McCarthy earlier this week reiterated his pledge to return the House to regular order and oppose any "omnibus" spending bills that bundle legislation together and are jammed through Congress, a common practice in recent years. "I said no longer will we have these omnibuses where people write bills in the back of the room and no one gets to see it," he told reporters. House Majority Leader Steve Scalise, R-La., said the House and Senate could start negotiating the terms of their bills over the August recess.
The fate of a speakership
Spending disputes, government shutdowns and fights over policy riders on cultural issues are nothing new.
"It certainly has been this bad before," said Charles Kieffer, who retired earlier this year after four decades working on budget and spending policy, most recently as the top Democratic staffer on the Senate Appropriations Committee for more than two decades. "I think what's different about this year is that it's so clear that Speaker McCarthy doesn't know what his portfolio is from his Caucus about what he can do."
In other words: No one really knows what McCarthy will agree to since he walked about from the deal, or what he can bring to the House floor that can become law that doesn't risk costing him the speaker's gavel, especially if it has to pass on the strength of Democratic votes — exactly as the budget deal he cut with Biden did.
The same hard-line conservatives who made McCarthy fight for the gavel back in January have not ruled out invoking House Rules that make it easier to oust the speaker in the middle of a Congress if things don't go their way this fall.

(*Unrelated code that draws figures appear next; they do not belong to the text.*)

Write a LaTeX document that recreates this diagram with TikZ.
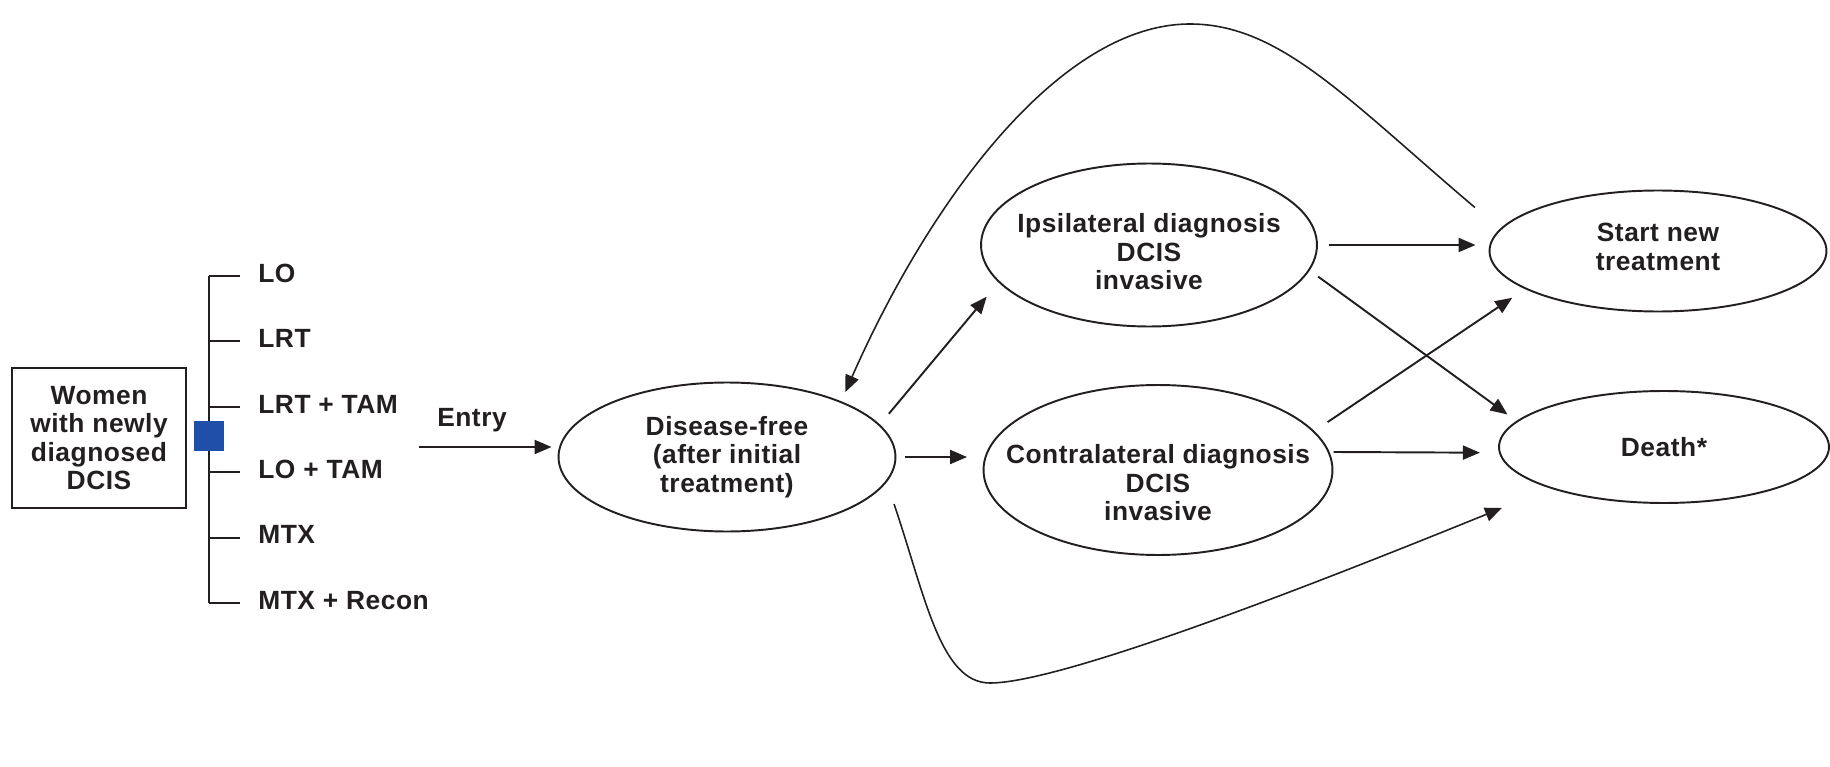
\documentclass[tikz,border=0pt]{standalone}
\usepackage{fontspec}
\setmainfont{Liberation Sans}[LetterSpace=2]
\usetikzlibrary{shapes.geometric, arrows.meta, calc, positioning}
\definecolor{dcisblue}{HTML}{1F4FA8}
\definecolor{inchiostro}{HTML}{231F20}
\newcommand{\diagfont}{\fontsize{15}{16.2}\selectfont\bfseries}
\tikzset{
  % stato del modello (solo il contorno)
  stato/.style={ellipse, draw=inchiostro, line width=1.1pt, inner sep=0pt},
  % testo dentro uno stato
  testo/.style={align=center, font=\diagfont, text=inchiostro, inner sep=0pt},
  % scatola di partenza
  box/.style={draw=inchiostro, line width=1.1pt, minimum width=3.48cm,
    minimum height=2.8cm, align=center, font=\diagfont, text=inchiostro},
  % opzione di trattamento
  opz/.style={anchor=west, inner sep=0pt, text height=0.72em, text depth=0pt,
    font=\diagfont, text=inchiostro},
  ramo/.style={draw=inchiostro, line width=1.1pt},
  % transizioni
  trans/.style={-{Triangle[length=0.34cm, width=0.28cm]}, line width=1.1pt,
    draw=inchiostro},
  curva/.style={trans, line width=0.9pt},
  lbl/.style={font=\diagfont, text=inchiostro},
}

\begin{document}
\begin{tikzpicture}[x=0.02cm, y=-0.02cm]
  \useasboundingbox (0,0) rectangle (1830,767);

  % popolazione e opzioni iniziali
  \node[box] (donne) at (99,438) {Women\\with newly\\diagnosed\\DCIS};
  \foreach \i/\t in {1/LO, 2/LRT, 3/LRT + TAM, 4/LO + TAM, 5/MTX, 6/MTX + Recon} {
    \node[opz] (o\i) at (258,{276+65.4*(\i-1)}) {\t};
    \draw[ramo] ([xshift=-0.36cm]o\i.west) -- ++(-0.62cm,0);
  }
  \draw[ramo] ([xshift=-0.98cm]o1.west) -- ([xshift=-0.98cm]o6.west);
  \node[fill=dcisblue, minimum size=0.6cm, inner sep=0pt] (nodo) at (209,436) {};

  % stati
  \node[stato, minimum width=6.74cm, minimum height=2.98cm] (libera) at (727,457) {};
  \node[testo] (liberat) at (libera) {Disease-free\\(after initial\\treatment)};
  \node[stato, minimum width=6.72cm, minimum height=3.26cm] (ipsi) at (1149,245) {};
  \node[testo] (ipsit) at (1149,252) {Ipsilateral diagnosis\\DCIS\\invasive};
  \node[stato, minimum width=6.98cm, minimum height=3.4cm] (contro) at (1158,470) {};
  \node[testo] (controt) at (1158,483) {Contralateral diagnosis\\DCIS\\invasive};
  \node[stato, minimum width=6.74cm, minimum height=2.42cm] (nuovo) at (1658,251) {};
  \node[testo] (nuovot) at (1658,247) {Start new\\treatment};
  \node[stato, minimum width=6.6cm, minimum height=2.24cm] (morte) at (1664,447) {};
  \node[testo] (mortet) at (morte) {Death*};

  % ingresso
  \coordinate (entry) at (419,447);
  \node[lbl] (entrata) at (472,420) {Entry};
  \draw[trans, shorten >=0.12cm] (entry) -- (entry -| libera.west);

  % transizioni dirette
  \draw[trans, shorten <=0.28cm, shorten >=0.37cm] (libera.12) -- (ipsi.194);
  \draw[trans, shorten <=0.18cm, shorten >=0.31cm] (libera.east) -- (libera.east -| contro.west);
  \draw[trans, shorten <=0.22cm, shorten >=0.26cm] (ipsi.east) -- (ipsi.east -| nuovo.west);
  \draw[trans, shorten <=0.21cm, shorten >=0.22cm] (ipsi.-9) -- (morte.170);
  \draw[trans, shorten <=0.32cm, shorten >=0.31cm] (contro.14) -- (nuovo.196);
  \draw[trans, shorten <=0.08cm, shorten >=0.38cm] (contro.6) -- (morte.182);

  % ritorno e decesso senza recidiva
  \draw[curva, shorten <=0.66cm, shorten >=0.2cm] (nuovo.172)
    .. controls (1347,99) and (1280,24) .. (1190,24)
    .. controls (1060,24) and (930,200) .. (libera.26);
  \draw[curva, shorten <=0.46cm, shorten >=1.04cm] (libera.-9)
    .. controls (925,595) and (940,683) .. (990,683)
    .. controls (1060,683) and (1300,590) .. (morte.200);
\end{tikzpicture}
\end{document}
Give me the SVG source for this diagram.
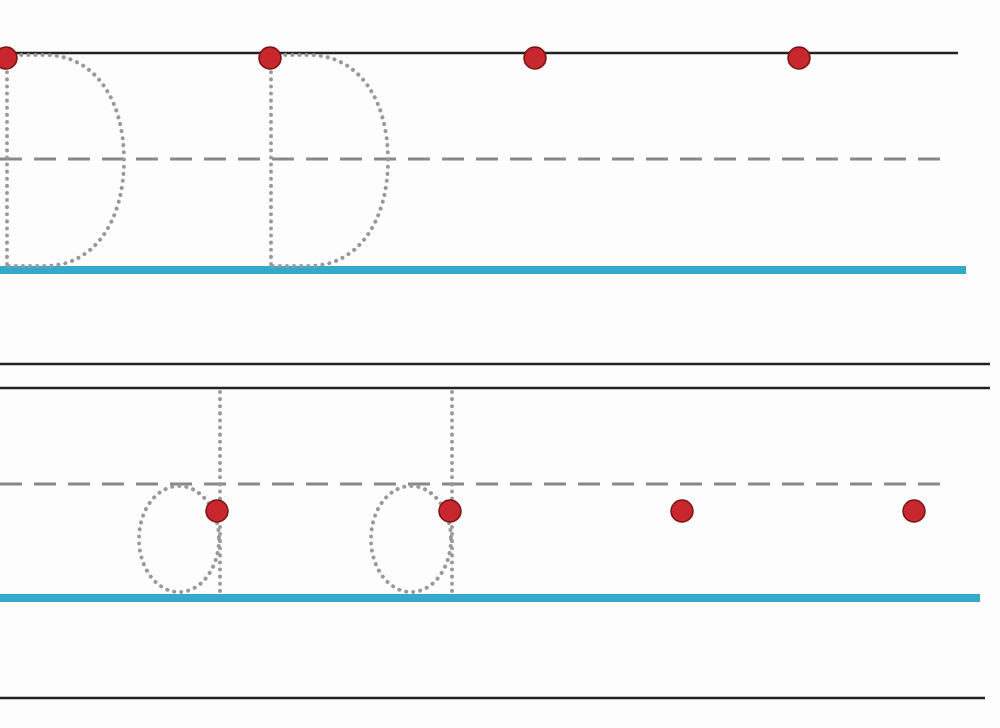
<svg xmlns="http://www.w3.org/2000/svg" width="1000" height="728" viewBox="0 0 1000 728">
<style>
.blk{stroke:#222;stroke-width:2.5}
.dash{stroke:#888;stroke-width:3;stroke-dasharray:22 12}
.blue{stroke:#35a9cc;stroke-width:8}
.dot{fill:none;stroke:#999;stroke-width:4;stroke-dasharray:0.1 7;stroke-linecap:round}
.red{fill:#c8282d;stroke:#7a1518;stroke-width:1.5}
</style>
<rect width="1000" height="728" fill="#fdfdfd"/>
<g id="guides">
<line class="blk" x1="0" y1="53" x2="958" y2="53"/>
<line class="dash" x1="0" y1="159" x2="940" y2="159"/>
<line class="blue" x1="0" y1="270" x2="966" y2="270"/>
<line class="blk" x1="0" y1="364" x2="990" y2="364"/>
<line class="blk" x1="0" y1="388" x2="990" y2="388"/>
<line class="dash" x1="0" y1="484" x2="945" y2="484"/>
<line class="blue" x1="0" y1="598" x2="980" y2="598"/>
<line class="blk" x1="0" y1="698" x2="985" y2="698"/>
</g>
<g id="letters">
<path class="dot" d="M7 58V266M7 55H45C95 55 124 100 124 160C124 220 95 266 45 266H7"/>
<path class="dot" d="M271 58V266M271 55H309C359 55 388 100 388 160C388 220 359 266 309 266H271"/>
<path class="dot" d="M220 392V592"/>
<ellipse class="dot" cx="179" cy="539" rx="40" ry="53"/>
<path class="dot" d="M452 392V592"/>
<ellipse class="dot" cx="411" cy="539" rx="40" ry="53"/>
</g>
<g id="dots">
<circle class="red" cx="6" cy="58" r="11"/>
<circle class="red" cx="270" cy="58" r="11"/>
<circle class="red" cx="535" cy="58" r="11"/>
<circle class="red" cx="799" cy="58" r="11"/>
<circle class="red" cx="217" cy="511" r="11"/>
<circle class="red" cx="450" cy="511" r="11"/>
<circle class="red" cx="682" cy="511" r="11"/>
<circle class="red" cx="914" cy="511" r="11"/>
</g>
</svg>
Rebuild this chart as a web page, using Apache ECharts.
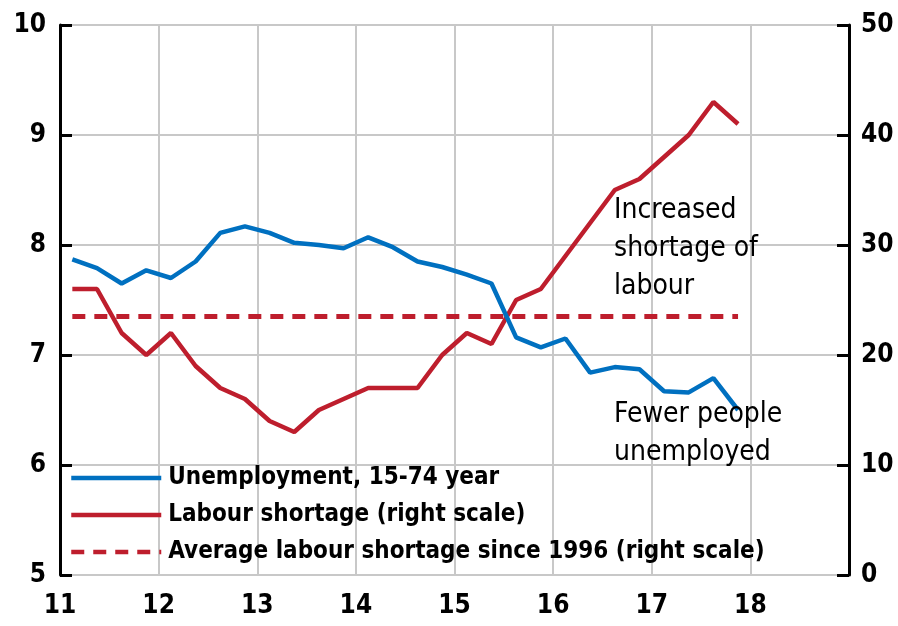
<!DOCTYPE html>
<html>
<head>
<meta charset="utf-8">
<script src="https://cdn.jsdelivr.net/npm/echarts@6/dist/echarts.min.js"></script>
<style>
  html, body { margin: 0; padding: 0; background: #fff; }
  #chart { width: 898px; height: 626px; }
</style>
</head>
<body>
<div id="chart"></div>
<script>
// quarters 2011Q1 .. 2017Q4
var quarters = [
  '2011Q1','2011Q2','2011Q3','2011Q4','2012Q1','2012Q2','2012Q3','2012Q4',
  '2013Q1','2013Q2','2013Q3','2013Q4','2014Q1','2014Q2','2014Q3','2014Q4',
  '2015Q1','2015Q2','2015Q3','2015Q4','2016Q1','2016Q2','2016Q3','2016Q4',
  '2017Q1','2017Q2','2017Q3','2017Q4'
];
// unemployment, 15-74 year (left scale, %)
var unemployment = [
  7.87, 7.79, 7.65, 7.77, 7.70, 7.85, 8.11, 8.17,
  8.11, 8.02, 8.00, 7.97, 8.07, 7.98, 7.85, 7.80,
  7.73, 7.65, 7.16, 7.07, 7.15, 6.84, 6.89, 6.87,
  6.67, 6.66, 6.79, 6.50
];
// labour shortage (right scale, %)
var labourShortage = [
  26, 26, 22, 20, 22, 19, 17, 16,
  14, 13, 15, 16, 17, 17, 17, 20,
  22, 21, 25, 26, 29, 32, 35, 36,
  38, 40, 43, 41
];
// average labour shortage since 1996
var avgShortage = 23.5;
var xTicks = [11, 12, 13, 14, 15, 16, 17, 18];

var FONT = '"Liberation Sans Narrow", "DejaVu Sans Condensed", sans-serif';

function qToX(q) {
  var y = parseInt(q.slice(0, 4)) - 2000;
  var n = parseInt(q.slice(5));
  return y + (n - 0.5) / 4;
}

var unempData = quarters.map(function (q, i) { return [qToX(q), unemployment[i]]; });
var shortData = quarters.map(function (q, i) { return [qToX(q), labourShortage[i]]; });
var avgData = quarters.map(function (q) { return [qToX(q), avgShortage]; });

var chart = echarts.init(document.getElementById('chart'));
chart.setOption({
  animation: false,
  grid: { left: 60, right: 49, top: 25, bottom: 51 },
  legend: {
    orient: 'vertical',
    left: 64,
    top: 461,
    itemWidth: 90,
    itemHeight: 14,
    itemGap: 13,
    itemStyle: { opacity: 0 },
    lineStyle: { width: 4.5 },
    textStyle: { fontFamily: FONT, fontSize: 24, fontWeight: 'bold', color: '#000', padding: [0, 0, 0, 2] },
    data: ['Unemployment, 15-74 year', 'Labour shortage (right scale)', 'Average labour shortage since 1996 (right scale)']
  },
  xAxis: {
    type: 'value',
    min: 11,
    max: 19,
    interval: 1,
    axisLine: { show: false },
    axisTick: { show: false },
    axisLabel: {
      fontFamily: FONT, fontSize: 26, fontWeight: 'bold', color: '#000', margin: 18,
      formatter: function (v) { return xTicks.indexOf(v) >= 0 ? String(v) : ''; }
    },
    splitLine: { show: true, lineStyle: { color: '#c8c8c8', width: 2 } }
  },
  yAxis: [
    {
      type: 'value', min: 5, max: 10, interval: 1,
      axisLine: { show: true, lineStyle: { color: '#000', width: 3 } },
      axisTick: { show: true, inside: true, length: 12, lineStyle: { color: '#000', width: 3 } },
      axisLabel: { fontFamily: FONT, fontSize: 26, fontWeight: 'bold', color: '#000', margin: 14 },
      splitLine: { show: true, lineStyle: { color: '#c8c8c8', width: 2 } }
    },
    {
      type: 'value', min: 0, max: 50, interval: 10, position: 'right',
      axisLine: { show: true, lineStyle: { color: '#000', width: 3 } },
      axisTick: { show: true, inside: true, length: 12, lineStyle: { color: '#000', width: 3 } },
      axisLabel: { fontFamily: FONT, fontSize: 26, fontWeight: 'bold', color: '#000', margin: 12 },
      splitLine: { show: false }
    }
  ],
  series: [
    {
      name: 'Unemployment, 15-74 year', type: 'line', yAxisIndex: 0,
      showSymbol: false, symbol: 'none',
      lineStyle: { color: '#0070c0', width: 4.5 }, itemStyle: { color: '#0070c0' },
      data: unempData, z: 4
    },
    {
      name: 'Labour shortage (right scale)', type: 'line', yAxisIndex: 1,
      showSymbol: false, symbol: 'none',
      lineStyle: { color: '#be1e2d', width: 4.5 }, itemStyle: { color: '#be1e2d' },
      data: shortData, z: 3
    },
    {
      name: 'Average labour shortage since 1996 (right scale)', type: 'line', yAxisIndex: 1,
      showSymbol: false, symbol: 'none',
      lineStyle: { color: '#be1e2d', width: 5, type: [13, 9] }, itemStyle: { color: '#be1e2d' },
      data: avgData, z: 2
    }
  ],
  graphic: [
    {
      type: 'text', left: 614, top: 192, z: 10,
      style: { text: 'Increased\nshortage of\nlabour', font: '28px ' + FONT, fill: '#000', lineHeight: 38 }
    },
    {
      type: 'text', left: 614, top: 396, z: 10,
      style: { text: 'Fewer people\nunemployed', font: '28px ' + FONT, fill: '#000', lineHeight: 38 }
    }
  ]
});
</script>
</body>
</html>
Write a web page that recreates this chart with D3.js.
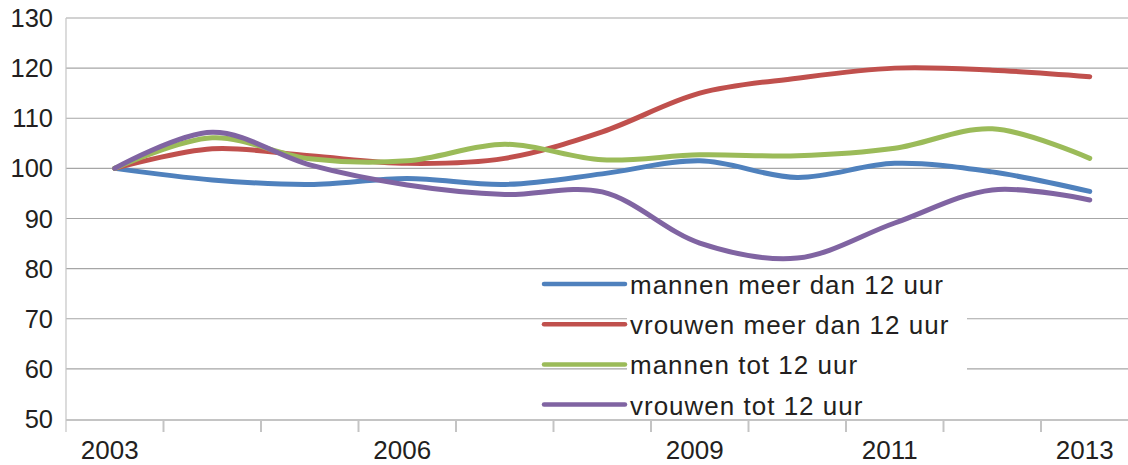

His critics are speaking in ominous tones about the negotiations. "We're sounding the warning call," said Biggs. "We're reminding our leadership: you need the votes. And we're begging our leadership: Listen to us."
What's also missing this year, Kieffer said, is a quiet understanding among top appropriators and party leaders that despite public fighting, there is always a path to deal if people work in good faith. "This year we don't know that there's a path," he said. "Anybody who tells you they know how this appropriations process plays out shouldn't be trusted. There's just too many variables."